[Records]
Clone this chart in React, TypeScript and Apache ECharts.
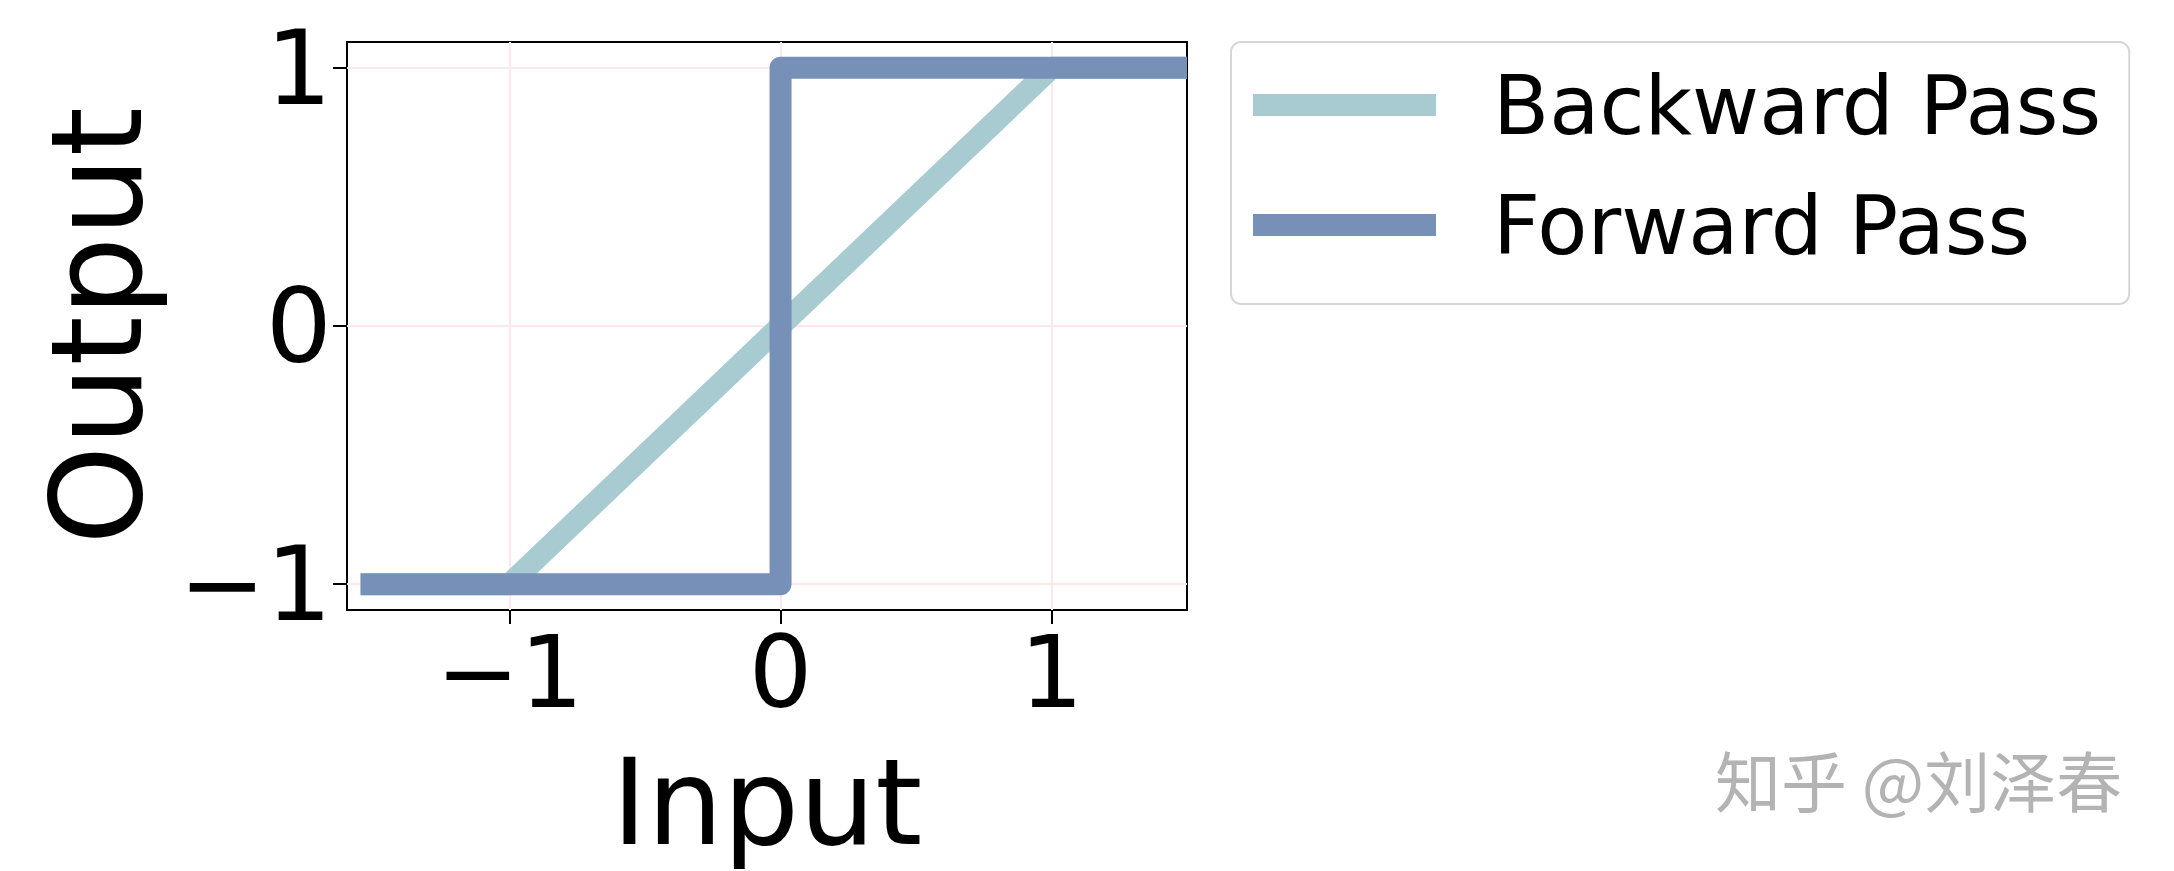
import React, { useEffect, useRef } from "react";
import * as echarts from "echarts";

const seriesNames = ["Backward Pass", "Forward Pass"];
const backwardX = [-1.55, -1, 1, 1.5];
const backwardY = [-1, -1, 1, 1];
const forwardX = [-1.55, 0, 0, 1.5];
const forwardY = [-1, -1, 1, 1];
const xTicks = [-1, 0, 1];
const yTicks = [-1, 0, 1];
const xRange = [-1.6, 1.5];
const yRange = [-1.1, 1.1];
const xTitle = "Input";
const yTitle = "Output";
const watermark = "知乎 @刘泽春";

const FONT = "DejaVu Sans";

export default function App() {
  const ref = useRef<HTMLDivElement>(null);
  useEffect(() => {
    if (!ref.current) return;
    const chart = echarts.init(ref.current, undefined, { renderer: "svg" });
    const fmt = (v: number) => (v < 0 ? "\u2212" + Math.abs(v) : String(v));
    const gridLines = [
      ...xTicks.map((v) => ({ xAxis: v })),
      ...yTicks.map((v) => ({ yAxis: v })),
    ];
    chart.setOption({
      animation: false,
      backgroundColor: "#ffffff",
      grid: {
        left: 347,
        top: 42,
        width: 840,
        height: 568,
        show: true,
        borderColor: "#000",
        borderWidth: 2,
        backgroundColor: "transparent",
      },
      xAxis: {
        type: "value",
        min: xRange[0],
        max: xRange[1],
        name: xTitle,
        nameLocation: "middle",
        nameGap: 142,
        nameTextStyle: { fontSize: 120, lineHeight: 100, fontFamily: FONT, color: "#000" },
        axisLine: { show: true, onZero: false, lineStyle: { color: "#000", width: 2 } },
        axisTick: { show: true, customValues: xTicks, length: 14, lineStyle: { color: "#000", width: 2 } },
        axisLabel: {
          customValues: xTicks,
          formatter: fmt,
          fontSize: 100,
          lineHeight: 80,
          fontFamily: FONT,
          color: "#000",
          margin: 22,
        },
        splitLine: { show: false },
      },
      yAxis: {
        type: "value",
        min: yRange[0],
        max: yRange[1],
        name: yTitle,
        nameLocation: "middle",
        nameRotate: 90,
        nameGap: 187,
        nameTextStyle: { fontSize: 126, fontFamily: FONT, color: "#000" },
        axisLine: { show: true, onZero: false, lineStyle: { color: "#000", width: 2 } },
        axisTick: { show: true, customValues: yTicks, length: 14, lineStyle: { color: "#000", width: 2 } },
        axisLabel: {
          customValues: yTicks,
          formatter: fmt,
          fontSize: 104,
          fontFamily: FONT,
          color: "#000",
          margin: 15,
        },
        splitLine: { show: false },
      },
      legend: {
        orient: "vertical",
        left: 1231,
        top: 42,
        icon: "rect",
        itemWidth: 183,
        itemHeight: 22,
        itemGap: 20,
        padding: [13, 28, 29, 22],
        borderColor: "#d6d6d6",
        borderWidth: 2,
        borderRadius: 10,
        backgroundColor: "#fff",
        data: seriesNames,
        textStyle: {
          fontSize: 82,
          fontFamily: FONT,
          color: "#000",
          lineHeight: 100,
          padding: [0, 0, 0, 52],
        },
      },
      graphic: [
        {
          type: "text",
          left: 1715,
          top: 745,
          style: {
            text: watermark,
            fontSize: 66,
            fontFamily: "Noto Sans CJK SC",
            fill: "#b3b3b3",
          },
        },
      ],
      series: [
        {
          name: seriesNames[0],
          type: "line",
          data: backwardX.map((x, i) => [x, backwardY[i]]),
          symbol: "none",
          color: "#a8cbd2",
          lineStyle: { width: 22, color: "#a8cbd2", cap: "butt", join: "round" },
          z: 2,
          markLine: {
            silent: true,
            symbol: "none",
            z: 1,
            label: { show: false },
            lineStyle: { color: "#f9e9e9", width: 2, type: "solid" },
            data: gridLines,
          },
        },
        {
          name: seriesNames[1],
          type: "line",
          data: forwardX.map((x, i) => [x, forwardY[i]]),
          symbol: "none",
          color: "#7790b8",
          lineStyle: { width: 22, color: "#7790b8", cap: "butt", join: "round" },
          z: 3,
        },
      ],
    });
    return () => chart.dispose();
  }, []);
  return (
    <div
      ref={ref}
      style={{ position: "fixed", left: 0, top: 0, width: 2174, height: 871 }}
    />
  );
}
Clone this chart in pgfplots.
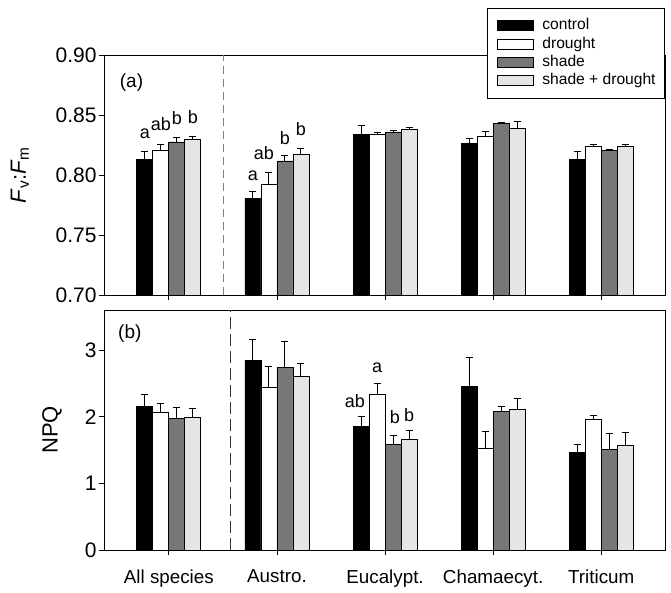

**EXERCISE REQUIREMENTS:** With all pictures left out, please transcribe exactly the lines from the start of the material through the line with "import * as".

**FULL SOLUTION:**
Clone this chart in React, TypeScript and Apache ECharts.
import React, { useEffect, useRef } from "react";
import * as echarts from "echarts";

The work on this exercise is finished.